After years of doing this, you pick up a few tricks that aren’t in the owner’s manual. These are the details that separate a stressful experience from a smooth operation.

  • The Low-Clearance Car Saver: Have a modern sports car or a lowered vehicle? You’ll likely scrape the front bumper or undercarriage. The fix: place sturdy wooden blocks (like 2x10s) on the ground at the base of the ramps. This extends the ramp and decreases the initial approach angle, giving you the clearance you need.
  • My “Oops” Moment – The Uneven Ground Lesson: Early on, I tried loading on slightly soft, uneven grass. As the car went up one ramp, its weight caused that side of the trailer to sink slightly, making the ramp angle wonky. The car started to slide sideways. It was a heart-stopping moment. The lesson: find pavement or hard-packed dirt. If you absolutely must load on uneven ground, use solid wood blocks under the trailer tires to create a level, stable platform before you start.
  • The Solo Operator’s Best Friend: If you’re alone, you are your own spotter. Line up the car perfectly. Get out and look. Get back in. Do this three times if you have to. Once you start moving, use your driver’s side mirror, aimed down at the ramp, to guide that side. You’ll have to trust your initial alignment for the passenger side. The key is to go incredibly slow so you have time to stop and correct if you feel anything amiss.
  • The “Winch When in Doubt” Rule: If you’re loading a non-running vehicle, a winch is your only safe option. Trying to push a multi-thousand-pound car up ramps is a recipe for serious injury. A simple hand-crank winch bolted to the front of your trailer is a fantastic investment for any project car enthusiast.
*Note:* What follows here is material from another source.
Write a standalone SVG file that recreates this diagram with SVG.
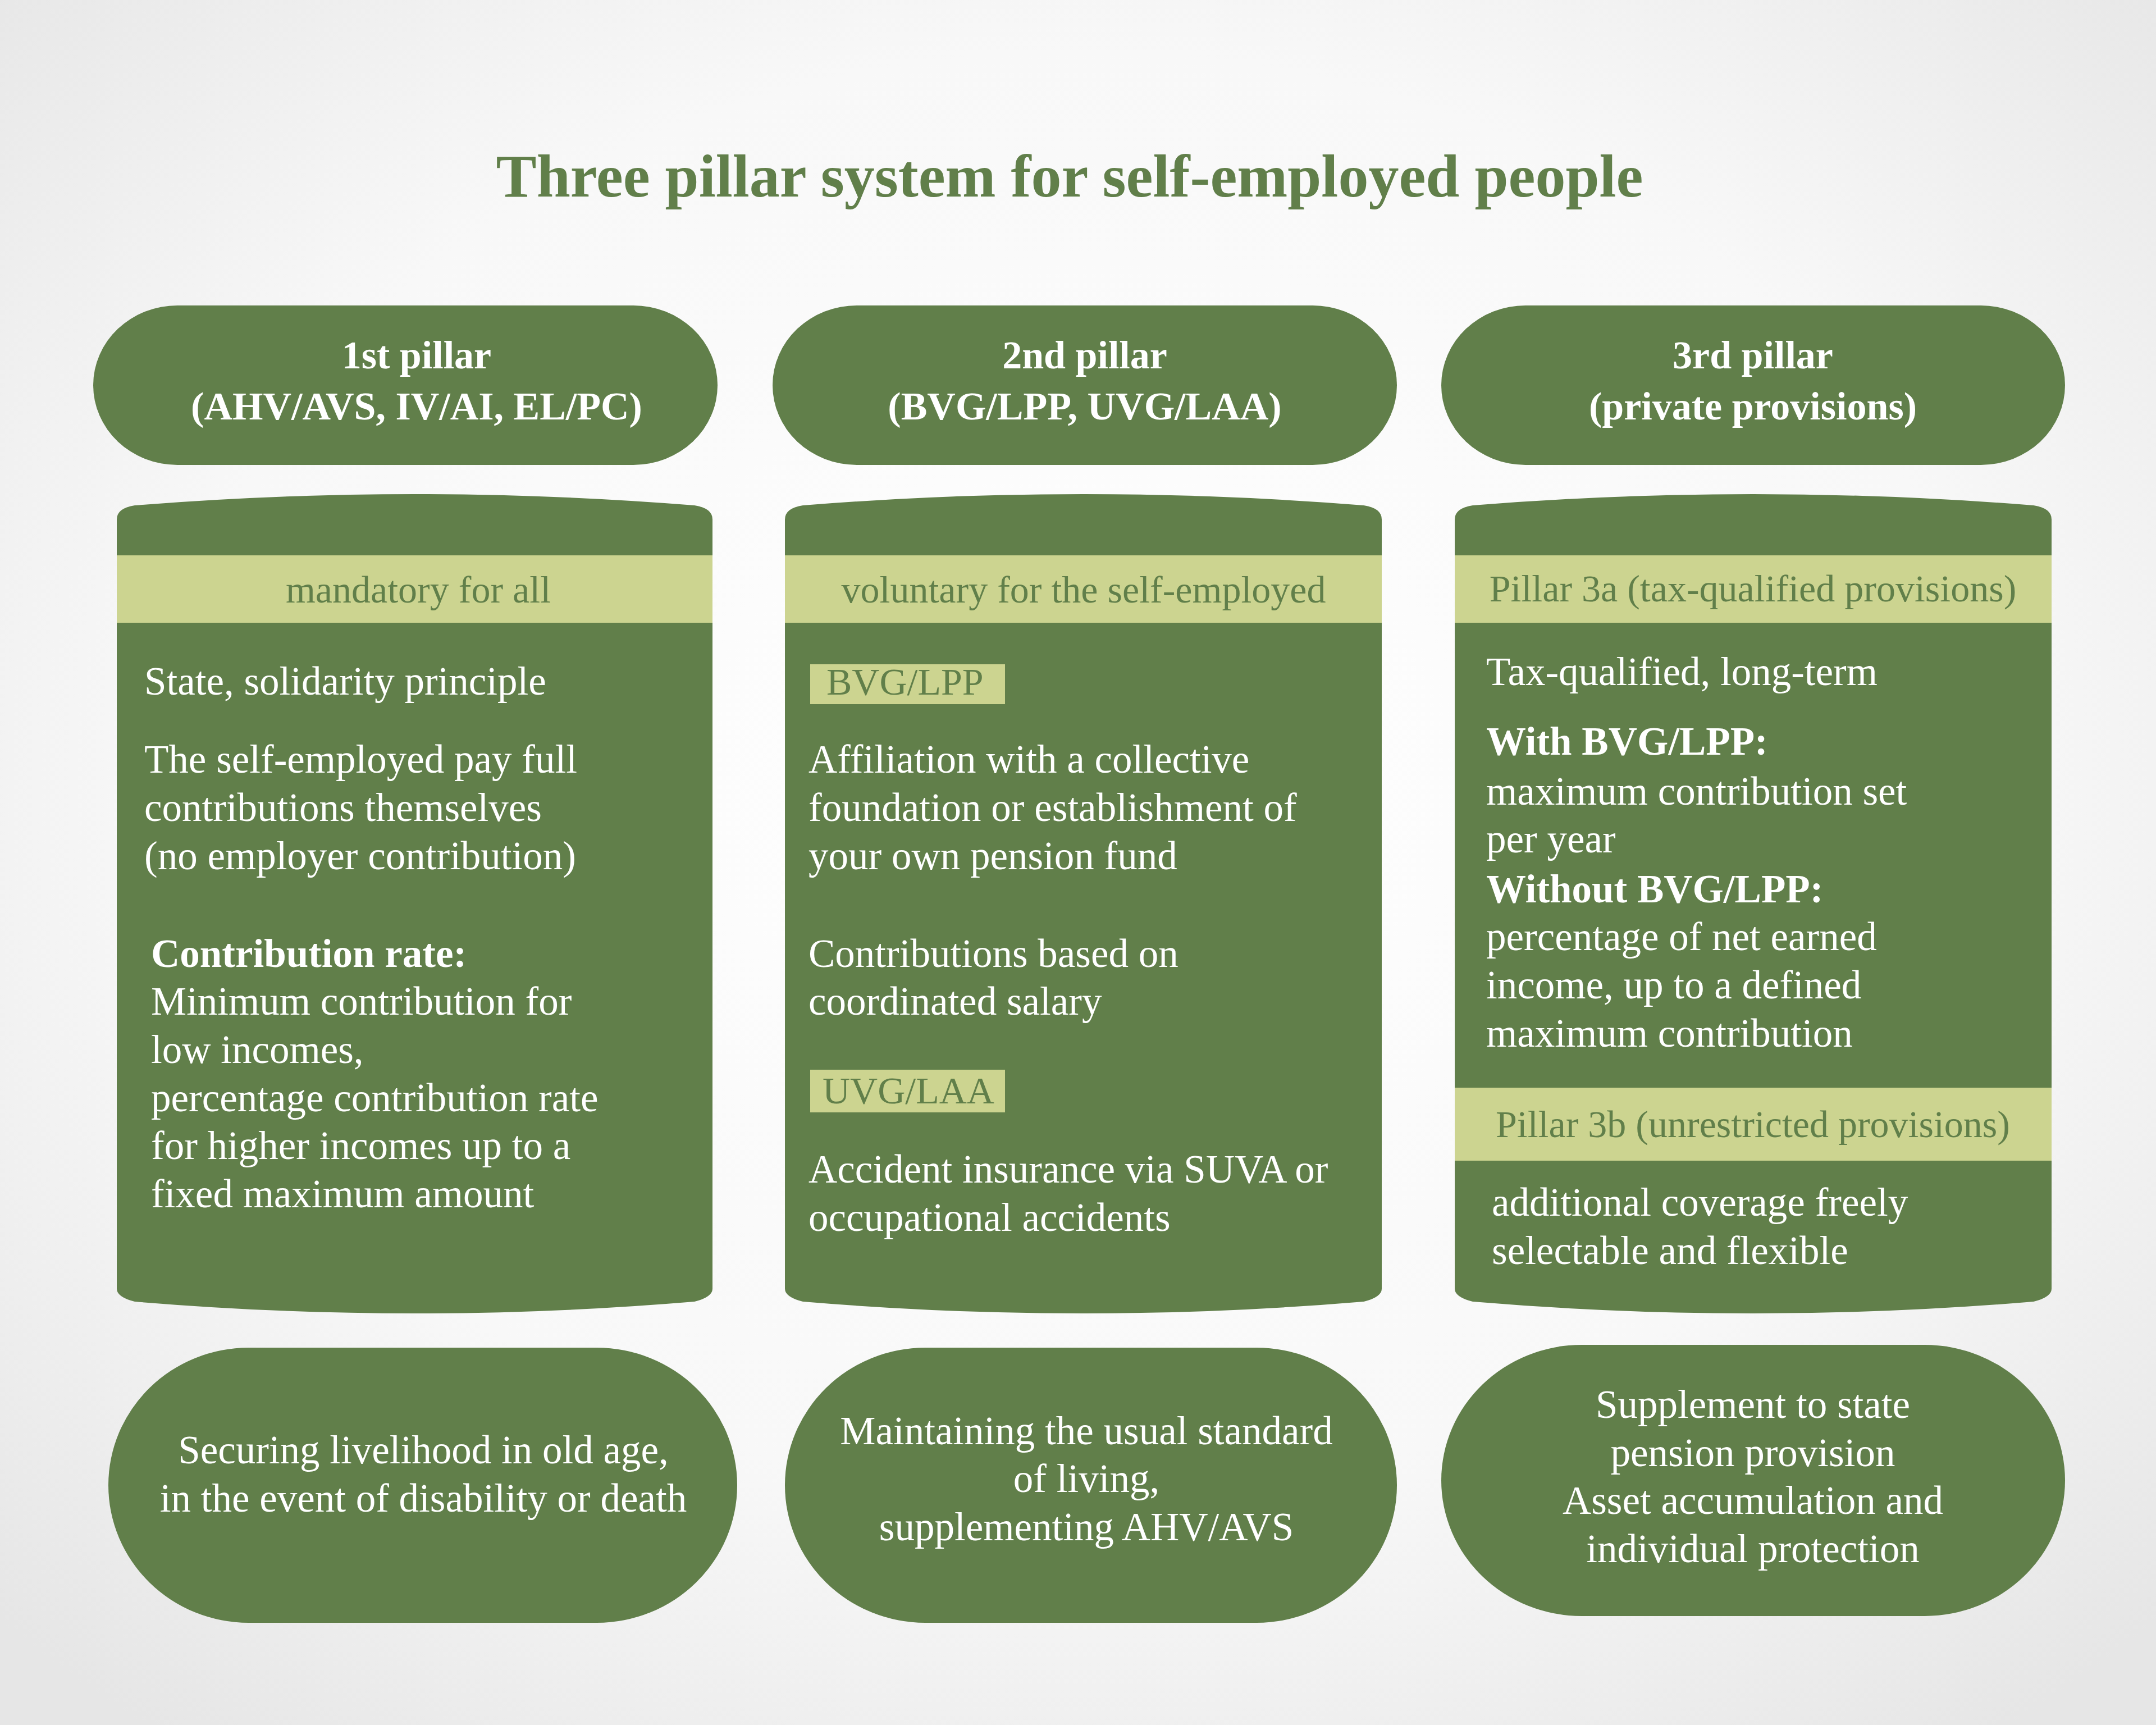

Unloading: The Process in Reverse (With a Twist)

Unloading is often seen as easier, but it has its own hazards. The process is largely the reverse of loading: find level ground, chock the trailer wheels, and carefully remove the tie-down straps. The crucial difference is control. It’s much harder to control a vehicle rolling backward with gravity’s help.
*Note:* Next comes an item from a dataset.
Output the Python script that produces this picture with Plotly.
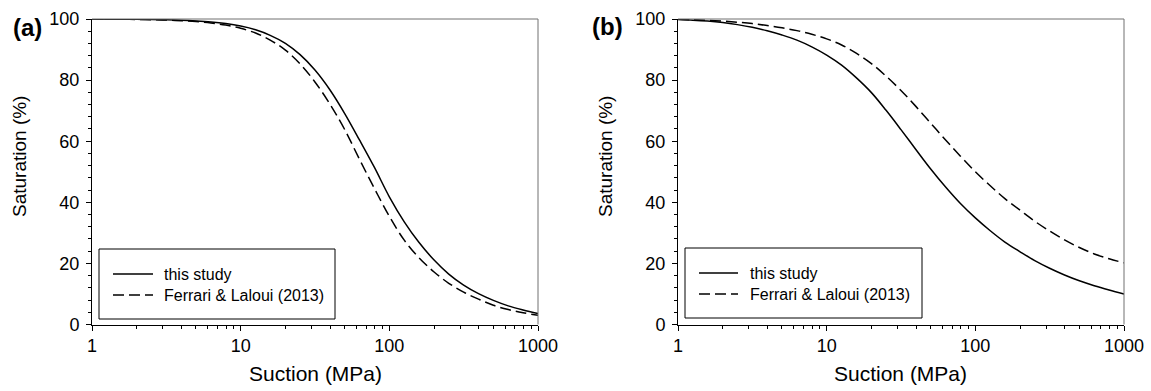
import plotly.graph_objects as go

# ---- data ----
suction = [1, 1.26, 1.58, 2, 2.51, 3.16, 3.98, 5.01, 6.31, 7.94,
           10, 12.6, 15.8, 20, 25.1, 31.6, 39.8, 50.1, 63.1, 79.4,
           100, 126, 158, 200, 251, 316, 398, 501, 631, 794, 1000]

a_this_study = [99.97, 99.95, 99.93, 99.89, 99.83, 99.73, 99.59, 99.36, 99.02, 98.49,
                97.68, 96.47, 94.66, 92.04, 88.33, 83.31, 76.85, 69.06, 60.33, 51.4,
                41.8, 33.6, 26.9, 21.1, 16.5, 12.9, 10.1, 7.9, 6.1, 4.75, 3.6]
a_ferrari = [99.96, 99.94, 99.91, 99.85, 99.77, 99.65, 99.45, 99.16, 98.7, 98.0,
             96.95, 95.4, 93.1, 89.8, 85.3, 79.4, 72.2, 63.8, 54.0, 44.5,
             35.4, 27.6, 21.9, 17.2, 13.5, 10.6, 8.3, 6.3, 4.9, 3.85, 3.0]

b_this_study = [99.8, 99.63, 99.33, 98.84, 98.16, 97.29, 96.13, 94.75, 93.1, 90.9,
                88.2, 84.9, 80.8, 75.9, 70.1, 63.8, 57.3, 50.9, 45.0, 39.6,
                34.9, 30.7, 27.0, 23.8, 20.9, 18.4, 16.2, 14.3, 12.7, 11.3, 10.0]
b_ferrari = [99.9, 99.75, 99.55, 99.3, 98.95, 98.5, 97.85, 97.1, 96.2, 95.0,
             93.5, 91.5, 88.8, 85.4, 81.3, 76.6, 71.4, 65.9, 60.4, 55.1,
             50.0, 45.4, 41.2, 37.4, 33.8, 30.6, 27.7, 25.2, 23.1, 21.5, 20.2]

series_names = ["this study", "Ferrari & Laloui (2013)"]
panel_labels = ["(a)", "(b)"]
x_tickvals = [1, 10, 100, 1000]
x_ticktext = ["1", "10", "100", "1000"]
x_minor = [m * d for d in (1, 10, 100) for m in range(2, 10)]
y_tickvals = [0, 20, 40, 60, 80, 100]
x_title = "Suction (MPa)"
y_title = "Saturation (%)"

# ---- layout geometry (pixels) ----
W, H = 1151, 391
FONT = "Liberation Sans, Arial, sans-serif"
panels = [
    dict(x0=92, x1=538, xa="x", ya="y", data=(a_this_study, a_ferrari),
         leg=(99, 335, 249, 319), samp=(113, 153), txt=162, rows=(274, 295),
         lab=(27.5, 27.5), ytx=19),
    dict(x0=678, x1=1124, xa="x2", ya="y2", data=(b_this_study, b_ferrari),
         leg=(685, 922, 248, 318), samp=(699, 738), txt=748, rows=(273, 294),
         lab=(607, 27), ytx=605),
]
y_top, y_bot = 19, 324.5
DASH = "11px,5px"


def px(x):
    return x / W


def py(y):
    return 1 - y / H


fig = go.Figure()
shapes, annotations = [], []

for i, p in enumerate(panels):
    for j, vals in enumerate(p["data"]):
        fig.add_trace(go.Scatter(
            x=suction, y=vals, mode="lines", name=series_names[j],
            xaxis=p["xa"], yaxis=p["ya"], showlegend=False,
            line=dict(color="black", width=1.5, shape="spline", smoothing=1.0,
                      dash="solid" if j == 0 else DASH),
        ))
    sfx = "" if i == 0 else "2"
    xaxis = dict(
        type="log", range=[0, 3], domain=[px(p["x0"]), px(p["x1"])],
        anchor="y" + sfx, showgrid=False, zeroline=False, automargin=False,
        showline=True, linecolor="black", linewidth=1, mirror=False,
        ticks="outside", ticklen=5, tickwidth=1, tickcolor="black",
        tickmode="array", tickvals=x_tickvals, ticktext=x_ticktext,
        tickfont=dict(family=FONT, size=18, color="black"),
        minor=dict(tickmode="array", tickvals=x_minor, ticks="outside",
                   ticklen=3, tickwidth=1, tickcolor="black", showgrid=False),
    )
    yaxis = dict(
        range=[0, 100], domain=[py(y_bot), py(y_top)], anchor="x" + sfx,
        showgrid=False, zeroline=False, showline=True, linecolor="black",
        automargin=False, ticklabelstandoff=3,
        linewidth=1, ticks="outside", ticklen=5, tickwidth=1, tickcolor="black",
        tickmode="array", tickvals=y_tickvals,
        tickfont=dict(family=FONT, size=18, color="black"),
        minor=dict(dtick=4, ticks="outside", ticklen=3, tickwidth=1,
                   tickcolor="black", showgrid=False),
    )
    fig.update_layout(**{"xaxis" + sfx: xaxis, "yaxis" + sfx: yaxis})

    # top and right frame lines
    shapes.append(dict(type="line", xref="paper", yref="paper",
                       x0=px(p["x0"]), x1=px(p["x1"]), y0=py(y_top), y1=py(y_top),
                       line=dict(color="#707070", width=1)))
    shapes.append(dict(type="line", xref="paper", yref="paper",
                       x0=px(p["x1"]), x1=px(p["x1"]), y0=py(y_top), y1=py(y_bot),
                       line=dict(color="#707070", width=1)))

    # legend box
    lx0, lx1, ly0, ly1 = p["leg"]
    shapes.append(dict(type="rect", xref="paper", yref="paper",
                       x0=px(lx0), x1=px(lx1), y0=py(ly1), y1=py(ly0),
                       line=dict(color="black", width=1), fillcolor="white"))
    for j, name in enumerate(series_names):
        yy = p["rows"][j]
        shapes.append(dict(type="line", xref="paper", yref="paper",
                           x0=px(p["samp"][0]), x1=px(p["samp"][1]),
                           y0=py(yy), y1=py(yy),
                           line=dict(color="black", width=1.5,
                                     dash="solid" if j == 0 else DASH)))
        annotations.append(dict(text=name, xref="paper", yref="paper",
                                x=px(p["txt"]), y=py(yy), xanchor="left",
                                yanchor="middle", showarrow=False,
                                font=dict(family=FONT, size=16, color="black")))

    # axis titles
    annotations.append(dict(text=x_title, xref="paper", yref="paper",
                            x=px((p["x0"] + p["x1"]) / 2), y=py(373),
                            xanchor="center", yanchor="middle", showarrow=False,
                            font=dict(family=FONT, size=21, color="black")))
    annotations.append(dict(text=y_title, xref="paper", yref="paper",
                            x=px(p["ytx"]), y=py(157), textangle=-90,
                            xanchor="center", yanchor="middle", showarrow=False,
                            font=dict(family=FONT, size=19, color="black")))
    # panel label
    annotations.append(dict(text="<b>" + panel_labels[i] + "</b>", xref="paper",
                            yref="paper", x=px(p["lab"][0]), y=py(p["lab"][1]),
                            xanchor="center", yanchor="middle", showarrow=False,
                            font=dict(family=FONT, size=24, color="black")))

fig.update_layout(
    width=W, height=H, margin=dict(l=0, r=0, t=0, b=0, autoexpand=False),
    paper_bgcolor="white", plot_bgcolor="white",
    shapes=shapes, annotations=annotations, showlegend=False,
    font=dict(family=FONT, color="black"),
)

fig.write_html("out.html", include_plotlyjs=True, full_html=True,
               config={"displayModeBar": False})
Put the car in reverse, and use your brakes to control the entire descent. Let the car back down the ramps at a snail’s pace. Never use neutral and just “coast” off the trailer. That’s how you lose control. A spotter is just as, if not more, important during unloading to ensure you stay on the ramps.
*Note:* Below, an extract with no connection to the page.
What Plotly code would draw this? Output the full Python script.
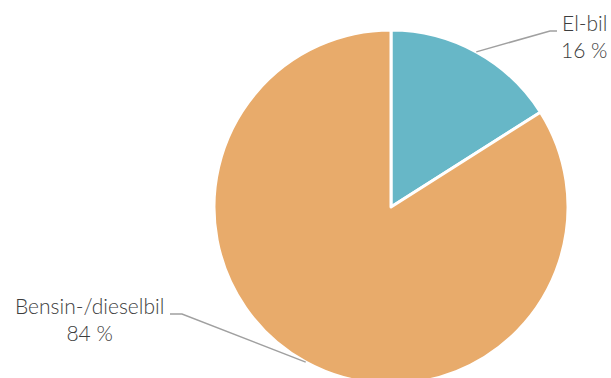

Frequently Asked Questions

Can I really load a car onto a trailer by myself?

Yes, it is possible with careful planning and by going extremely slow. Use your side mirrors effectively and double-check your alignment before you start. However, especially for your first few times, having a spotter is strongly recommended for safety and peace of mind.

What’s the biggest mistake first-timers make?

The most common and dangerous mistake is not properly chocking the trailer wheels. Without chocks, as the car’s weight transfers onto the ramps, the trailer can push away from the tow vehicle, causing the ramps to fall and the car to drop.

How do I know if my ramps are positioned correctly?

The ramps should be aligned with the center of the car’s tires. After setting them, stand about 20 feet behind the car and crouch down. From this perspective, you can easily see if both ramps line up perfectly with the path the tires will take.

Does loading a rear-wheel-drive car change anything?

Yes, it can. Rear-wheel-drive cars can sometimes lose traction on metal ramps, especially if they are wet. Apply throttle very gently and consistently to avoid wheel spin. If you have an open-differential RWD car, one wheel might spin while the other doesn’t, which can be tricky. Slow and steady is key.